Answer

**step1** Understanding the problem

The problem asks us to compare two fractions, $$ \frac{1}{9} $$ and $$ \frac{1}{18} $$, using an inequality symbol ($$>, <, or =$$) and to explain the reasoning.

**step2** Finding a common denominator

To compare fractions easily, it is helpful to have a common denominator. The denominators are 9 and 18. Since 18 is a multiple of 9 ($$9 \times 2 = 18$$), we can use 18 as the common denominator.

**step3** Converting the first fraction to an equivalent fraction

We need to convert $$ \frac{1}{9} $$ to an equivalent fraction with a denominator of 18. To do this, we multiply both the numerator and the denominator by 2:
$$ \frac{1}{9} = \frac{1 \times 2}{9 \times 2} = \frac{2}{18} $$

**step4** Comparing the fractions

Now we need to compare $$ \frac{2}{18} $$ and $$ \frac{1}{18} $$. When fractions have the same denominator, the fraction with the larger numerator is the greater fraction. In this case, 2 is greater than 1.
So, $$ \frac{2}{18} $$ is greater than $$ \frac{1}{18} $$.

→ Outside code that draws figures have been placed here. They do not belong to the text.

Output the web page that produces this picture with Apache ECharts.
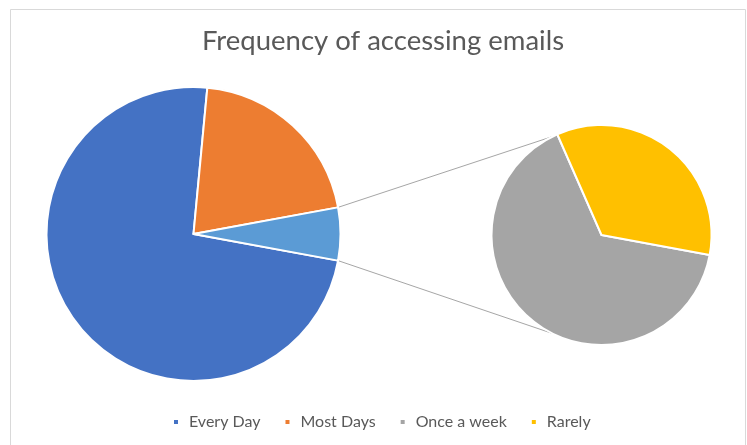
<!DOCTYPE html>
<html>
<head>
<meta charset="utf-8">
<script src="https://cdn.jsdelivr.net/npm/echarts@6/dist/echarts.min.js"></script>
<style>
  html, body { margin: 0; padding: 0; background: #ffffff; }
  #chart { width: 747px; height: 445px; }
</style>
</head>
<body>
<div id="chart"></div>
<script>
// Share of respondents (%) by how often they check their email
const mainCategories = ['Every Day', 'Most Days'];
const mainValues = [73.6, 20.6];
// Smaller answers, split out into the secondary pie
const detailCategories = ['Once a week', 'Rarely'];
const detailValues = [3.8, 2.0];

const otherLabel = 'Other';
const colors = {
  'Every Day': '#4472C4',
  'Most Days': '#ED7D31',
  'Other': '#5B9BD5',
  'Once a week': '#A5A5A5',
  'Rarely': '#FFC000'
};

const otherValue = detailValues.reduce((a, b) => a + b, 0);
const total = mainValues.reduce((a, b) => a + b, 0) + otherValue;
// Half of the angle taken by the "Other" slice; it is centred on 3 o'clock
const halfOther = otherValue / total * 180;

const mainCenter = [193.5, 234];
const mainRadius = 147;
const detailCenter = [601.5, 235];
const detailRadius = 110;
const connectorTilt = 26.5; // degrees from the vertical, on the left of the secondary pie

const mainData = mainCategories.map((c, i) => ({
  name: c, value: mainValues[i], itemStyle: { color: colors[c] }
}));
mainData.push({ name: otherLabel, value: otherValue, itemStyle: { color: colors[otherLabel] } });

const detailData = detailCategories.map((c, i) => ({
  name: c, value: detailValues[i], itemStyle: { color: colors[c] }
}));

// Connector lines from the edges of the "Other" slice to the secondary pie
const rad = d => d * Math.PI / 180;
const mainEdge = sign => [
  mainCenter[0] + mainRadius * Math.cos(rad(halfOther)),
  mainCenter[1] + sign * mainRadius * Math.sin(rad(halfOther))
];
const detailEdge = sign => [
  detailCenter[0] - detailRadius * Math.sin(rad(connectorTilt)),
  detailCenter[1] + sign * detailRadius * Math.cos(rad(connectorTilt))
];
const connectors = [-1, 1].map(sign => {
  const a = mainEdge(sign), b = detailEdge(sign);
  return {
    type: 'line', z: 0,
    shape: { x1: a[0], y1: a[1], x2: b[0], y2: b[1] },
    style: { stroke: '#A6A6A6', lineWidth: 1 }
  };
});

const chart = echarts.init(document.getElementById('chart'), null, { renderer: 'canvas' });
chart.setOption({
  animation: false,
  backgroundColor: '#ffffff',
  title: {
    text: 'Frequency of accessing emails',
    left: 378,
    textAlign: 'center',
    top: 22,
    textStyle: { fontFamily: 'Lato', fontSize: 27.5, fontWeight: 'normal', color: '#595959' }
  },
  legend: {
    data: mainCategories.concat(detailCategories),
    bottom: 10,
    left: 167,
    icon: 'rect',
    itemWidth: 6,
    itemHeight: 6,
    itemGap: 23,
    textStyle: { fontFamily: 'Lato', fontSize: 16, color: '#595959', padding: [0, 0, 0, 5] }
  },
  graphic: [
    {
      type: 'rect', z: -1,
      shape: { x: 10.5, y: 9.5, width: 735, height: 460 },
      style: { fill: 'none', stroke: '#D9D9D9', lineWidth: 1 }
    }
  ].concat(connectors),
  series: [
    {
      type: 'pie',
      center: mainCenter,
      radius: mainRadius,
      startAngle: -halfOther,
      clockwise: true,
      label: { show: false },
      labelLine: { show: false },
      emphasis: { disabled: true },
      itemStyle: { borderColor: '#ffffff', borderWidth: 2 },
      data: mainData
    },
    {
      type: 'pie',
      center: detailCenter,
      radius: detailRadius,
      startAngle: -halfOther,
      clockwise: true,
      label: { show: false },
      labelLine: { show: false },
      emphasis: { disabled: true },
      itemStyle: { borderColor: '#ffffff', borderWidth: 2 },
      data: detailData
    }
  ]
});
</script>
</body>
</html>
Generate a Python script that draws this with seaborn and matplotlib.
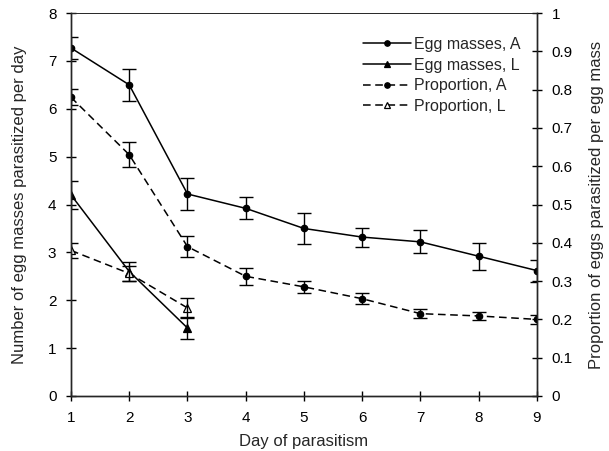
import matplotlib
matplotlib.use("Agg")
import matplotlib.pyplot as plt
import seaborn as sns
import pandas as pd

# data (mean and half error bar)
days = [1, 2, 3, 4, 5, 6, 7, 8, 9]
days_L = [1, 2, 3]

egg_A = [7.27, 6.5, 4.22, 3.92, 3.5, 3.32, 3.22, 2.92, 2.62]
egg_A_err = [0.23, 0.34, 0.33, 0.23, 0.32, 0.2, 0.24, 0.28, 0.23]
egg_L = [4.2, 2.6, 1.42]
egg_L_err = [0.3, 0.2, 0.22]

prop_A = [0.78, 0.63, 0.39, 0.3125, 0.285, 0.254, 0.215, 0.209, 0.2]
prop_A_err = [0.021, 0.033, 0.028, 0.022, 0.016, 0.015, 0.012, 0.011, 0.012]
prop_L = [0.38, 0.32, 0.23]
prop_L_err = [0.02, 0.02, 0.027]

sns.set_style("ticks")
plt.rcParams['font.family'] = ['Liberation Sans', 'DejaVu Sans']

fig = plt.figure(figsize=(6.09, 4.51), dpi=100)
ax = fig.add_axes([0.1166, 0.122, 0.765, 0.849])
ax2 = ax.twinx()

def draw(axis, x, y, err, marker, ls, fill, label):
    df = pd.DataFrame({"day": x, "val": y})
    sns.lineplot(data=df, x="day", y="val", ax=axis, color="black", linewidth=1.1,
                 linestyle=ls, marker=marker, markersize=4.6 if marker == "o" else 5.2,
                 markerfacecolor=fill, markeredgecolor="black", markeredgewidth=0.9,
                 label=label, dashes=False)
    if ls != "-":
        axis.lines[-1].set_dashes([5, 3])
    axis.errorbar(x, y, yerr=err, fmt="none", ecolor="black", elinewidth=1,
                  capsize=5, capthick=1)

draw(ax, days, egg_A, egg_A_err, "o", "-", "black", "Egg masses, A")
draw(ax, days_L, egg_L, egg_L_err, "^", "-", "black", "Egg masses, L")
draw(ax2, days, prop_A, prop_A_err, "o", "--", "black", "Proportion, A")
draw(ax2, days_L, prop_L, prop_L_err, "^", "--", "white", "Proportion, L")

ax.set_xlim(1, 9)
ax.set_ylim(0, 8)
ax2.set_ylim(0, 1)
ax.set_xticks(days)
ax.set_yticks(range(0, 9))
ax2.set_yticks([i / 10 for i in range(0, 11)])
ax2.set_yticklabels(["0"] + [f"{i/10:.1f}" for i in range(1, 10)] + ["1"])

for a in (ax, ax2):
    a.tick_params(direction="inout", length=7, width=1, labelsize=11, colors="black", pad=7)
    for s in a.spines.values():
        s.set_linewidth(1)
    a.spines["top"].set_linewidth(0.6)

ax.set_xlabel("Day of parasitism", fontsize=12, labelpad=7)
ax.set_ylabel("Number of egg masses parasitized per day", fontsize=12, labelpad=15)
ax2.set_ylabel("Proportion of eggs parasitized per egg mass", fontsize=12, labelpad=12)
ax2.set_xlabel("")

h1, l1 = ax.get_legend_handles_labels()
h2, l2 = ax2.get_legend_handles_labels()
if ax.get_legend():
    ax.get_legend().remove()
leg = ax2.legend(h1 + h2, l1 + l2, loc="upper right", bbox_to_anchor=(0.995, 0.975),
                 frameon=False, fontsize=11.5, handlelength=3.0, handletextpad=0.15,
                 labelspacing=0.35, markerscale=0.85)

fig.savefig("out.png", dpi=100)
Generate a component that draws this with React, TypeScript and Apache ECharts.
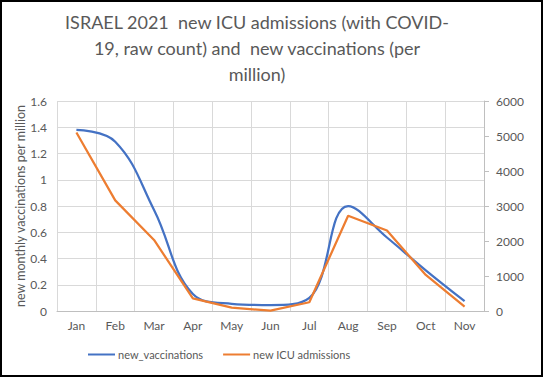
import React, { useEffect, useRef } from "react";
import * as echarts from "echarts";

const months = ["Jan", "Feb", "Mar", "Apr", "May", "Jun", "Jul", "Aug", "Sep", "Oct", "Nov"];
const newVaccinations = [1.38, 1.29, 0.77, 0.13, 0.055, 0.045, 0.1, 0.8, 0.56, 0.31, 0.075];
const newIcuAdmissions = [5100, 3160, 2030, 360, 95, 10, 250, 2720, 2300, 1030, 125];
const titleLines = [
  "ISRAEL 2021  new ICU admissions (with COVID-",
  "19, raw count) and  new vaccinations (per",
  "million)",
];
const leftAxisName = "new monthly vaccinations per million";

const FONT = "Lato, 'Open Sans', sans-serif";
const TXT = "#595959";

export default function App() {
  const ref = useRef<HTMLDivElement>(null);
  useEffect(() => {
    document.body.style.margin = "0";
    const chart = echarts.init(ref.current!, null, { renderer: "svg" });
    chart.setOption({
      animation: false,
      backgroundColor: "#ffffff",
      textStyle: { fontFamily: FONT, color: TXT },
      title: {
        text: titleLines.join("\n"),
        left: 252,
        top: 4,
        textAlign: "center",
        textStyle: { fontFamily: FONT, fontSize: 18, fontWeight: "normal", color: TXT, lineHeight: 26 },
      },
      legend: {
        left: 83,
        top: 344,
        icon: "rect",
        itemWidth: 27,
        itemHeight: 2,
        itemGap: 20,
        textStyle: { fontFamily: FONT, fontSize: 11, color: TXT, padding: [0, 0, 0, -2] },
        data: ["new_vaccinations", "new ICU admissions"],
      },
      grid: { left: 57, right: 59, top: 101, bottom: 66 },
      xAxis: {
        type: "category",
        data: months,
        boundaryGap: true,
        axisLine: { lineStyle: { color: "#bfbfbf", width: 1 } },
        axisTick: { show: false },
        axisLabel: { fontFamily: FONT, fontSize: 12, color: TXT, margin: 8 },
        splitLine: { show: true, lineStyle: { color: "#d9d9d9", width: 1 } },
      },
      yAxis: [
        {
          type: "value",
          min: 0,
          max: 1.6,
          interval: 0.2,
          name: leftAxisName,
          nameLocation: "middle",
          nameGap: 30,
          nameMoveOverlap: false,
          nameTextStyle: { fontFamily: FONT, fontSize: 12.5, color: TXT },
          axisLine: { show: false },
          axisTick: { show: false },
          axisLabel: { fontFamily: FONT, fontSize: 12, color: TXT, margin: 10 },
          splitLine: { show: true, lineStyle: { color: "#d9d9d9", width: 1 } },
        },
        {
          type: "value",
          min: 0,
          max: 6000,
          interval: 1000,
          position: "right",
          axisLine: { show: true, lineStyle: { color: "#bfbfbf", width: 1 } },
          axisTick: { show: true, length: 5, lineStyle: { color: "#bfbfbf" } },
          axisLabel: {
            fontFamily: FONT,
            fontSize: 12,
            color: TXT,
            margin: 12,
            formatter: (v: number) => String(v),
          },
          splitLine: { show: false },
        },
      ],
      series: [
        {
          name: "new_vaccinations",
          type: "line",
          yAxisIndex: 0,
          data: newVaccinations,
          smooth: 0.4,
          showSymbol: false,
          symbol: "none",
          lineStyle: { color: "#4472C4", width: 2.25 },
          itemStyle: { color: "#4472C4" },
        },
        {
          name: "new ICU admissions",
          type: "line",
          yAxisIndex: 1,
          data: newIcuAdmissions,
          smooth: false,
          showSymbol: false,
          symbol: "none",
          lineStyle: { color: "#ED7D31", width: 2.25 },
          itemStyle: { color: "#ED7D31" },
        },
      ],
    });
    return () => chart.dispose();
  }, []);
  return (
    <div style={{ position: "relative", width: 543, height: 377 }}>
      <div ref={ref} style={{ position: "absolute", left: 0, top: 0, width: 543, height: 377 }} />
      <div
        style={{
          position: "absolute",
          left: 0,
          top: 0,
          width: 543,
          height: 377,
          boxSizing: "border-box",
          border: "2px solid #000",
          pointerEvents: "none",
        }}
      />
    </div>
  );
}
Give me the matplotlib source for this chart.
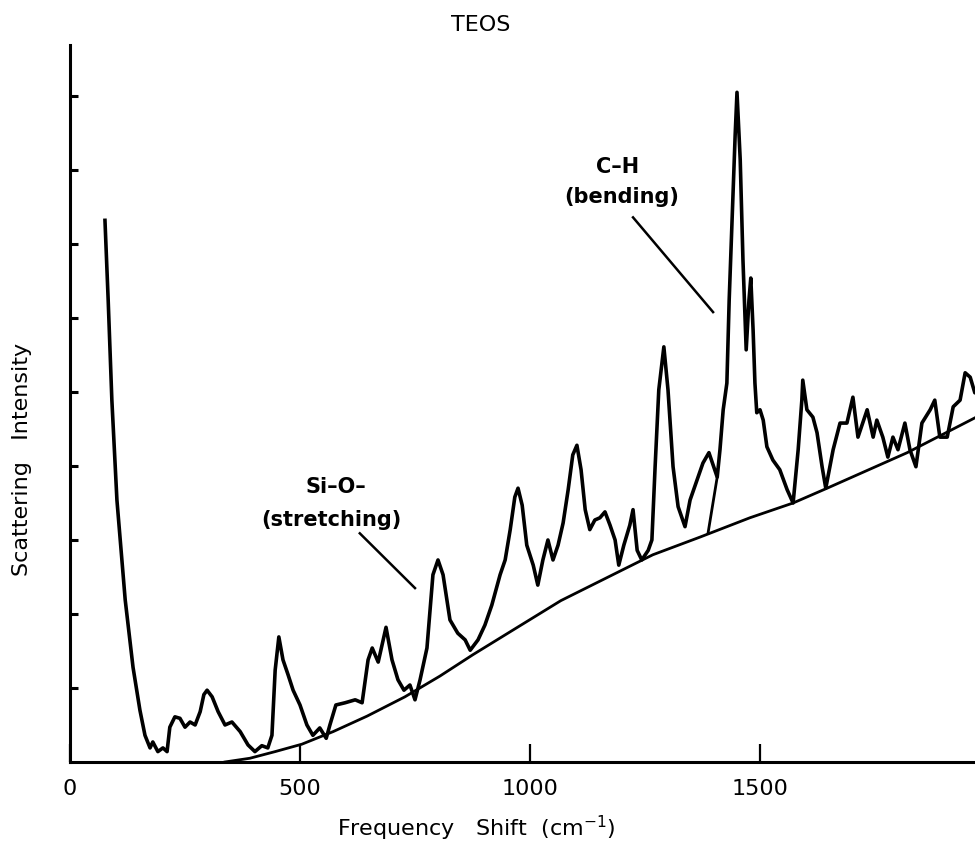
import matplotlib
matplotlib.use("Agg")
from matplotlib import pyplot as plt

# Raman spectrum of TEOS (x: cm-1, y: arbitrary units)
shift = [76, 83, 91, 102, 120, 137, 152, 163, 174, 180, 191, 202, 211, 217, 228,
         239, 250, 261, 272, 283, 291, 298, 309, 322, 337, 352, 370, 387, 402, 417,
         430, 439, 446, 454, 463, 474, 485, 500, 515, 528, 543, 557, 565, 578, 598,
         620, 635, 648, 657, 670, 687, 700, 713, 726, 739, 750, 761, 776, 789, 800,
         811, 826, 843, 859, 870, 887, 902, 917, 935, 946, 957, 967, 974, 983, 993,
         1007, 1017, 1028, 1039, 1050, 1061, 1072, 1083, 1093, 1102, 1111, 1120, 1130, 1141, 1152,
         1163, 1174, 1185, 1193, 1204, 1217, 1224, 1233, 1243, 1257, 1265, 1272, 1280, 1291, 1300,
         1311, 1322, 1337, 1348, 1363, 1376, 1389, 1407, 1413, 1420, 1428, 1433, 1437, 1441, 1446,
         1450, 1457, 1463, 1470, 1476, 1480, 1485, 1489, 1493, 1500, 1507, 1515, 1528, 1543, 1559,
         1572, 1583, 1591, 1593, 1602, 1615, 1624, 1635, 1643, 1659, 1674, 1689, 1702, 1713, 1733,
         1746, 1754, 1767, 1778, 1789, 1800, 1815, 1826, 1839, 1852, 1870, 1880, 1891, 1907, 1920,
         1935, 1946, 1957, 1967, 1989]
intensity = [7.32, 6.24, 4.89, 3.54, 2.19, 1.28, 0.70, 0.36, 0.19, 0.27, 0.14, 0.19, 0.14, 0.47, 0.61,
             0.59, 0.47, 0.54, 0.50, 0.68, 0.91, 0.97, 0.88, 0.68, 0.50, 0.54, 0.41, 0.23, 0.14, 0.22,
             0.19, 0.36, 1.24, 1.69, 1.38, 1.18, 0.97, 0.77, 0.50, 0.36, 0.46, 0.32, 0.50, 0.77, 0.80,
             0.84, 0.80, 1.38, 1.54, 1.35, 1.82, 1.38, 1.11, 0.97, 1.04, 0.84, 1.11, 1.54, 2.53, 2.73,
             2.53, 1.92, 1.74, 1.65, 1.51, 1.65, 1.85, 2.12, 2.53, 2.73, 3.14, 3.58, 3.70, 3.47, 2.93,
             2.66, 2.39, 2.73, 3.00, 2.73, 2.93, 3.23, 3.68, 4.15, 4.28, 3.95, 3.41, 3.14, 3.27, 3.30,
             3.38, 3.20, 3.00, 2.66, 2.93, 3.20, 3.41, 2.86, 2.73, 2.86, 3.00, 3.99, 5.03, 5.61, 5.03,
             3.99, 3.45, 3.18, 3.54, 3.81, 4.04, 4.18, 3.85, 4.22, 4.76, 5.12, 6.24, 6.92, 7.59, 8.47,
             9.05, 8.14, 6.78, 5.57, 6.24, 6.54, 5.84, 5.12, 4.72, 4.76, 4.62, 4.26, 4.08, 3.95, 3.68,
             3.50, 4.22, 4.89, 5.16, 4.76, 4.66, 4.45, 3.99, 3.70, 4.22, 4.58, 4.58, 4.93, 4.39, 4.76,
             4.39, 4.62, 4.39, 4.12, 4.39, 4.22, 4.58, 4.22, 3.99, 4.58, 4.76, 4.89, 4.39, 4.39, 4.80,
             4.89, 5.26, 5.20, 4.99, 4.96]

# left flank of the C-H band drawn down to the background
flank_shift = [1387, 1407]
flank_int = [3.09, 3.85]

# background curve under the bands
bg_shift = [337, 391, 446, 504, 572, 646, 728, 804, 876, 978, 1067, 1196, 1267, 1370, 1478,
            1572, 1646, 1820, 1967, 2000]
bg_int = [0.00, 0.05, 0.14, 0.24, 0.41, 0.62, 0.88, 1.16, 1.45, 1.84, 2.18, 2.58, 2.80, 3.04, 3.30,
          3.50, 3.70, 4.18, 4.65, 4.76]

x_ticks = [0, 500, 1000, 1500]
y_ticks = [1, 2, 3, 4, 5, 6, 7, 8, 9]

fig = plt.figure(figsize=(9.75, 8.47), dpi=100)
ax = fig.add_axes([0.0718, 0.1004, 0.928, 0.8465])

ax.plot(shift, intensity, color='black', lw=2.6, solid_joinstyle='round')
ax.plot(flank_shift, flank_int, color='black', lw=2.0)
ax.plot(bg_shift, bg_int, color='black', lw=2.0)

ax.set_xlim(0, 1967)
ax.set_ylim(0, 9.69)
for s in ['top', 'right']:
    ax.spines[s].set_visible(False)
for s in ['left', 'bottom']:
    ax.spines[s].set_linewidth(2.2)

ax.set_xticks(x_ticks)
ax.set_xticklabels([str(t) for t in x_ticks], fontsize=16)
ax.tick_params(axis='x', direction='in', length=13, width=1.6, pad=12)
ax.set_yticks(y_ticks)
ax.set_yticklabels([])
ax.tick_params(axis='y', direction='in', length=6, width=2.2)

fig.text(0.493, 0.971, 'TEOS', ha='center', va='center', fontsize=16)
fig.text(0.488, 0.022, 'Frequency   Shift  (cm$^{-1}$)', ha='center', va='center', fontsize=16)
fig.text(0.023, 0.457, 'Scattering   Intensity', ha='center', va='center', rotation=90, fontsize=16)

# band labels
ax.text(1191, 8.04, 'C–H', ha='center', va='center', fontsize=15, fontweight='bold')
ax.text(1200, 7.63, '(bending)', ha='center', va='center', fontsize=15, fontweight='bold')
ax.plot([1224, 1398], [7.36, 6.08], color='black', lw=1.8)

ax.text(578, 3.72, 'Si–O–', ha='center', va='center', fontsize=15, fontweight='bold')
ax.text(568, 3.27, '(stretching)', ha='center', va='center', fontsize=15, fontweight='bold')
ax.plot([630, 750], [3.09, 2.35], color='black', lw=1.8)

plt.savefig('out.png', dpi=100)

**step5** Stating the inequality

Since $$ \frac{1}{9} $$ is equivalent to $$ \frac{2}{18} $$, and $$ \frac{2}{18} > \frac{1}{18} $$, we can conclude that:
$$ \frac{1}{9} > \frac{1}{18} $$

**step6** Explaining the answer

To compare the fractions $$ \frac{1}{9} $$ and $$ \frac{1}{18} $$, we first found a common denominator, which is 18. We converted $$ \frac{1}{9} $$ to an equivalent fraction with a denominator of 18, which is $$ \frac{2}{18} $$. Now we are comparing $$ \frac{2}{18} $$ and $$ \frac{1}{18} $$. When fractions have the same denominator, the fraction with the larger numerator is the greater fraction. Since 2 is greater than 1, $$ \frac{2}{18} $$ is greater than $$ \frac{1}{18} $$. Therefore, $$ \frac{1}{9} $$ is greater than $$ \frac{1}{18} $$.